Newborn, toddlers and travelers at Alna museum’s picnic weekend

Mon, 08/13/2018 - 3:00pm

    As his father Thomas McLennan held him up Sunday, Mason McLennan, 2, watched with mouth open while steam billowed from a black train against a gray sky. It was day two of Wiscasset, Waterville & Farmington Railway Museum’s annual picnic weekend.

    Helping a reporter interview her son at Sheepscot Station, Abby McLennan asked the Spruce Head toddler what he liked best about coming to Alna. "Going on train rides," he answered. He has been on trains many times, at the Cross Road, Alna nonprofit and elsewhere, she said.
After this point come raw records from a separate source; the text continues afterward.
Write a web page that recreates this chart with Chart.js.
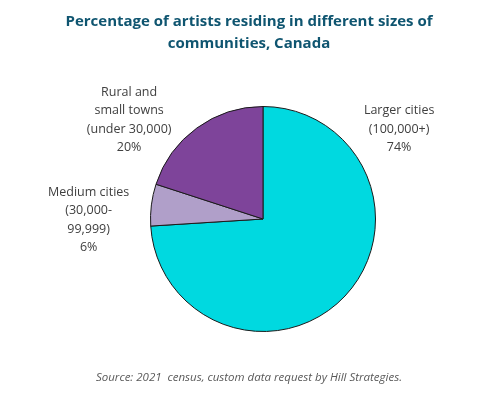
<!DOCTYPE html>
<html>
<head>
<meta charset="utf-8">
<script src="https://cdn.jsdelivr.net/npm/chart.js@4"></script>
<style>
  html, body { margin: 0; padding: 0; background: #fff; }
  #wrap { width: 498px; height: 397px; }
</style>
</head>
<body>
<div id="wrap"><canvas id="pieChart" width="498" height="397"></canvas></div>
<script>
// data
var categories = ['Larger cities (100,000+)', 'Medium cities (30,000-99,999)', 'Rural and small towns (under 30,000)'];
var shares = [74, 6, 20];
var labelLines = [
    ['Larger cities', '(100,000+)'],
    ['Medium cities', '(30,000-', '99,999)'],
    ['Rural and', 'small towns', '(under 30,000)']
];
var sliceColors = ['#00D9E0', '#B09FC9', '#7E449A'];
// where each label sits, relative to the pie centre in units of radius
var labelOffsets = [[1.21, -0.80], [-1.55, 0.01], [-1.19, -0.88]];
var titleLines = ['Percentage of artists residing in different sizes of', 'communities, Canada'];
var sourceNote = 'Source: 2021  census, custom data request by Hill Strategies.';

var sliceLabels = {
    id: 'sliceLabels',
    afterDatasetsDraw: function (chart) {
        var ctx = chart.ctx;
        var arcs = chart.getDatasetMeta(0).data;
        if (!arcs.length) return;
        var cx = arcs[0].x, cy = arcs[0].y, r = arcs[0].outerRadius;
        ctx.save();
        ctx.font = '12.5px "Open Sans"';
        ctx.fillStyle = '#404040';
        ctx.textAlign = 'center';
        ctx.textBaseline = 'middle';
        var lh = 18.5;
        arcs.forEach(function (arc, i) {
            var lines = labelLines[i].concat([shares[i] + '%']);
            var x = cx + labelOffsets[i][0] * r;
            var y = cy + labelOffsets[i][1] * r - (lines.length - 1) * lh / 2;
            lines.forEach(function (t, k) { ctx.fillText(t, x, y + k * lh); });
        });

        // title and source, centred on the whole canvas
        var mid = chart.width / 2;
        ctx.font = 'bold 15px "Open Sans"';
        ctx.fillStyle = '#0F5570';
        titleLines.forEach(function (t, k) { ctx.fillText(t, mid, 22 + k * 22); });
        ctx.font = 'italic 11.5px "Open Sans"';
        ctx.fillStyle = '#595959';
        ctx.fillText(sourceNote, mid, chart.height - 19);
        ctx.restore();
    }
};

var ctx = document.getElementById('pieChart').getContext('2d');
var pieChart = new Chart(ctx, {
    type: 'pie',
    data: {
        labels: categories,
        datasets: [{
            data: shares,
            backgroundColor: sliceColors,
            borderColor: '#1a1a1a',
            borderWidth: 1
        }]
    },
    options: {
        responsive: false,
        animation: false,
        layout: { padding: { left: 28, right: 0, top: 106, bottom: 65 } },
        plugins: {
            legend: { display: false },
            tooltip: { enabled: false },
            title: { display: false }
        }
    },
    plugins: [sliceLabels]
});
</script>
</body>
</html>
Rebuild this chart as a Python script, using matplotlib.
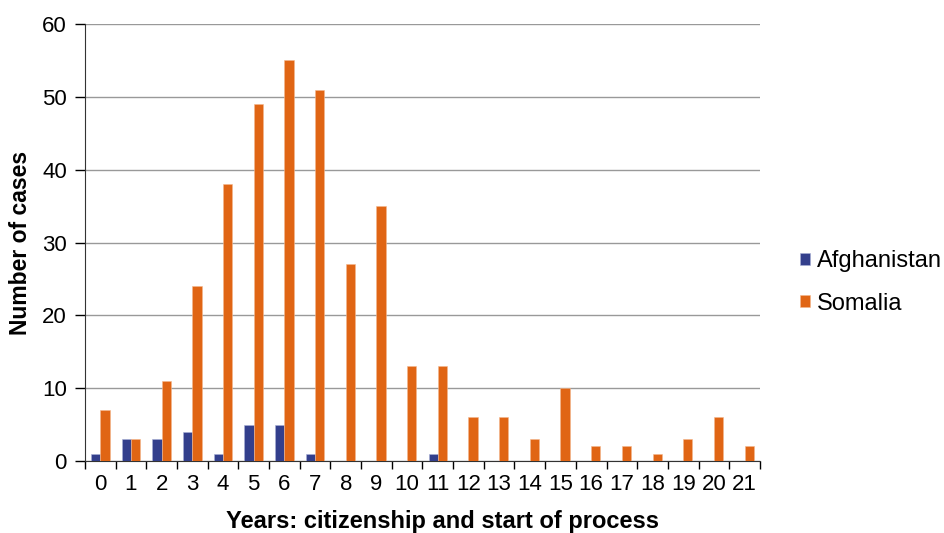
import numpy as np
import matplotlib.pyplot as plt

plt.rcParams['font.family'] = ['Liberation Sans', 'DejaVu Sans']

years = list(range(22))
afghanistan = [1, 3, 3, 4, 1, 5, 5, 1, 0, 0, 0, 1, 0, 0, 0, 0, 0, 0, 0, 0, 0, 0]
somalia = [7, 3, 11, 24, 38, 49, 55, 51, 27, 35, 13, 13, 6, 6, 3, 10, 2, 2, 1, 3, 6, 2]

fig = plt.figure(figsize=(9.44, 5.33), dpi=100)
ax = fig.add_axes([0.090, 0.135, 0.715, 0.82])

x = np.arange(len(years))
w = 0.3
ax.bar(x - w / 2, afghanistan, w, color='#333f8c', edgecolor='#a9b0d6', linewidth=0.4,
       label='Afghanistan', zorder=3)
ax.bar(x + w / 2, somalia, w, color='#e06514', edgecolor='#f4b88e', linewidth=0.4,
       label='Somalia', zorder=3)

ax.set_xlim(-0.5, len(years) - 0.5)
ax.set_ylim(0, 60)
ax.set_yticks(range(0, 61, 10))
ax.yaxis.grid(True, color='#999999', linewidth=1, zorder=0)
ax.set_xticks(x)
ax.set_xticklabels([str(y) for y in years])
ax.set_xticks(np.arange(-0.5, len(years)), minor=True)
ax.tick_params(axis='x', which='major', length=0, labelsize=16, pad=9)
ax.tick_params(axis='x', which='minor', length=6, width=1, direction='out')
ax.tick_params(axis='y', length=7, width=1, labelsize=16, pad=6)

for s in ['top', 'right']:
    ax.spines[s].set_visible(False)
for s in ['left', 'bottom']:
    ax.spines[s].set_color('#333333')

ax.set_ylabel('Number of cases', fontsize=16.5, fontweight='bold')
ax.yaxis.set_label_coords(-0.079, 0.5)
ax.set_xlabel('Years: citizenship and start of process', fontsize=17, fontweight='bold')
ax.xaxis.set_label_coords(0.53, -0.113)

fig.legend(loc='center left', bbox_to_anchor=(0.825, 0.47), frameon=False, fontsize=17,
           handlelength=0.42, handleheight=0.42, handletextpad=0.3, labelspacing=0.85)

fig.savefig('out.png', dpi=100)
    "And this is our newest," she said about Nora, 3 weeks, sleeping in a pink baby carrier vest her mother had on. Sunday's train ride was going to be Nora's first, her mother said.

    Nearby, Chicago's Gus Moore, 3, covered both ears as he, brother Harry, 8, mother Jennifer and her parents, David and Holly Collins, who live in Dover, Massachusetts and have a summer home on Barters Island, watched the train.

    "I think it's pretty cool," Harry said.

    "It's wonderful," said his grandmother, who visited the museum years ago with another grandchild.

    Texan Michael Ross, a life member of the museum, said he came to beat the heat in the Lone Star State. It reached 110 F there, he said after he and Philadelphia, Pennsylvania’s Erik Greene helped Alna’s Roger Whitney work the turntable officials said gets the locomotive facing north.

    Near midday, the museum's archivist, Wiscasset's Linda Zollers continued to welcome shoppers to a yard sale benefiting the archives. More than $1,000 had come in already, she said. Her goal for the picnic weekend and the $1 per bag sale from 9 a.m. to 3 p.m. this Saturday, Aug. 18 and Sunday, Aug. 19 was $2,000.

    "We're more than halfway there," she said. Between the tables of books and other sale items, Liam Aarons, 2, of Woolwich rode around the floor on a red-painted, wooden train. His mother Sarah McGuigan was helping with the sale.

    Museum spokesman Stephen Piwowarski said Monday, 293 tickets were sold for the weekend that again this year included a World War I encampment at Alna Center.